UFC will have to decide whether to follow WWE into similar territory and expand its “Fight Pass” service, or to cling to the old model as technology slowly erodes consumers in favor of the new structure. The dilemma faced by UFC will mirror the one other sports leagues and cable channels looking to go a la carte will face. Namely, they can either stick it out with cable providers, which won’t be ideal, or they can jump into a WWE-Network-like venture. If they choose the latter option, they’ll have a further problem of either trying to match a price point that is unsustainable for almost everyone (except WWE), or coming in at a higher price point and risk angering fans who know how much the WWE is delivering for ten bucks per month.
Eventually, cable companies stop carrying WWE PPV altogether, but, again, WWE doesn’t care. By that point, the WWE has established a truly independent content delivery system that isn’t dependent upon cable providers. That allows WWE to keep its profit margins the same or better, while passing along the savings to the consumer.

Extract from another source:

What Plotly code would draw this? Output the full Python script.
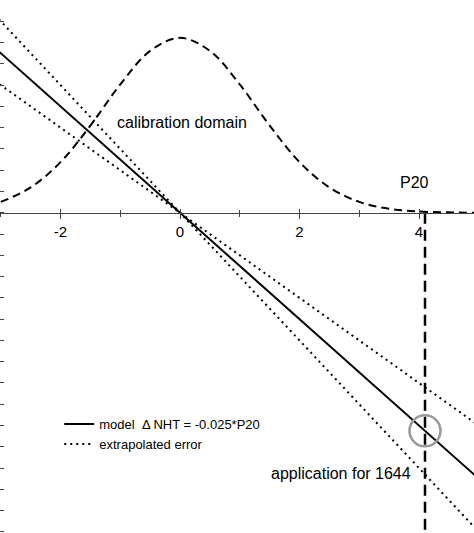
import plotly.graph_objects as go

# DATA

# calibration domain: distribution of P20 (dashed bell curve)
p20_grid = [-3.0, -2.5, -2.0, -1.5, -1.0, -0.5, 0.0, 0.5, 1.0, 1.5, 2.0, 2.5, 3.0, 3.5, 4.0, 4.5, 5.0]
density = [0.0051, 0.0119, 0.0238, 0.0410, 0.0603, 0.0761, 0.0822, 0.0761, 0.0603,
           0.0410, 0.0238, 0.0119, 0.0051, 0.0019, 0.0006, 0.0002, 0.0]

# model line and extrapolated error cone (the two dotted lines cross at 0)
line_x = [-3.1, 5.0]
model_y = [0.0775, -0.125]
err_steep_y = [0.093, -0.150]
err_flat_y = [0.062, -0.100]

# application point
app_p20 = 4.1
app_nht = -0.1025

x_ticks = [-2, 0, 2, 4]
x_labels = ["-2", "0", "2", "4"]

x_range = [-3.013, 4.92]
y_range = [-0.1505, 0.100]

FONT = "Liberation Sans, Arial, Helvetica, sans-serif"

fig = go.Figure()

fig.add_trace(go.Scatter(
    x=p20_grid, y=density, mode="lines", showlegend=False,
    line=dict(color="black", width=2, dash="8px,5px", shape="spline"),
))

fig.add_trace(go.Scatter(
    x=line_x, y=model_y, mode="lines", name="model  \u0394 NHT = -0.025*P20",
    line=dict(color="black", width=2),
))
fig.add_trace(go.Scatter(
    x=line_x, y=err_steep_y, mode="lines", name="extrapolated error",
    legendgroup="err", line=dict(color="black", width=2, dash="2px,4px"),
))
fig.add_trace(go.Scatter(
    x=line_x, y=err_flat_y, mode="lines", name="extrapolated error",
    legendgroup="err", showlegend=False,
    line=dict(color="black", width=2, dash="2px,4px"),
))

# vertical application line from the axis down
fig.add_trace(go.Scatter(
    x=[app_p20, app_p20], y=[0, y_range[0]], mode="lines", showlegend=False,
    line=dict(color="black", width=2.5, dash="11px,6px"),
))

# circle round the application point
fig.add_trace(go.Scatter(
    x=[app_p20], y=[app_nht], mode="markers", showlegend=False,
    marker=dict(symbol="circle-open", size=31, color="#999999", line=dict(width=2.5, color="#999999")),
))

# dummy trace so the overlay axis is drawn
fig.add_trace(go.Scatter(x=[0], y=[0], xaxis="x2", mode="markers", showlegend=False,
                         marker=dict(opacity=0), hoverinfo="skip"))

axis_pos = (0 - y_range[0]) / (y_range[1] - y_range[0])

fig.add_annotation(x=0.03, y=0.0426, text="calibration domain", showarrow=False,
                   font=dict(size=16, color="black", family=FONT))
fig.add_annotation(x=3.93, y=0.014, text="P20", showarrow=False,
                   font=dict(size=16, color="black", family=FONT))
fig.add_annotation(x=3.90, y=-0.1223, text="application for 1644", showarrow=False,
                   xanchor="right", font=dict(size=16, color="black", family=FONT))

fig.update_layout(
    width=474, height=533,
    margin=dict(l=0, r=0, t=0, b=0),
    paper_bgcolor="white", plot_bgcolor="white",
    font=dict(family=FONT, color="black"),
    xaxis=dict(
        range=x_range, anchor="free", position=axis_pos,
        showline=True, linecolor="#444444", linewidth=1,
        showgrid=False, zeroline=False,
        tickvals=x_ticks, ticktext=x_labels,
        ticks="outside", ticklen=5, tickcolor="#444444", tickwidth=1,
        tickfont=dict(size=15, color="black"),
        minor=dict(dtick=1, tick0=0, ticks="outside", ticklen=3, tickcolor="#444444", showgrid=False),
    ),
    xaxis2=dict(
        range=x_range, overlaying="x", anchor="free", position=axis_pos,
        showline=False, showgrid=False, zeroline=False,
        tickvals=x_ticks, showticklabels=False,
        ticks="inside", ticklen=4, tickcolor="#444444", tickwidth=1,
        minor=dict(dtick=1, tick0=0, ticks="inside", ticklen=3, tickcolor="#444444", showgrid=False),
    ),
    yaxis=dict(
        range=y_range, showline=False, showgrid=False, zeroline=False,
        tick0=0, dtick=0.01, ticks="inside", ticklen=4, tickcolor="#444444",
        showticklabels=False,
    ),
    legend=dict(
        x=0.125, y=0.2325, xanchor="left", yanchor="top",
        bgcolor="rgba(0,0,0,0)", font=dict(size=13, color="black"),
        tracegroupgap=0, itemwidth=30,
    ),
)

# page margin off so the figure sits at the window's corner
fig.write_html("out.html", config={"displayModeBar": False},
               post_script="document.body.style.margin='0';")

On top of that, having this new media outlet will help WWE leverage an even better television deal. Whoever winds up being the WWE’s TV partner will know going in that the WWE’s need for television will be diminished by the WWE Network, and will only continue to wane over the life of the deal. The best guess here is that WWE will get a sweetheart of a deal that will probably be a long-term arrangement at the behest of the television outfit that strikes the bargain.
When people talk about Vince McMahon being a genius or a visionary, that, too, often seems like puffery. But it isn’t. This latest move should solidify the WWE’s financial and broadcasting status for another generation, as other companies try to match what McMahon’s WWE is about to do.
It won’t be easy.
 It’s maybe fair to say that MLB.TV is technically the “first” to do this, but MLB has a distinctive feature that isn’t true of WWE. Namely, the primary appeal of MLB.TV is that fans can watch games that aren’t in their market. WWE is a national company. So, the goals of MLB.TV are very different than those of a product playing to a unified, national audience. Still, MLB.TV pioneered the technology.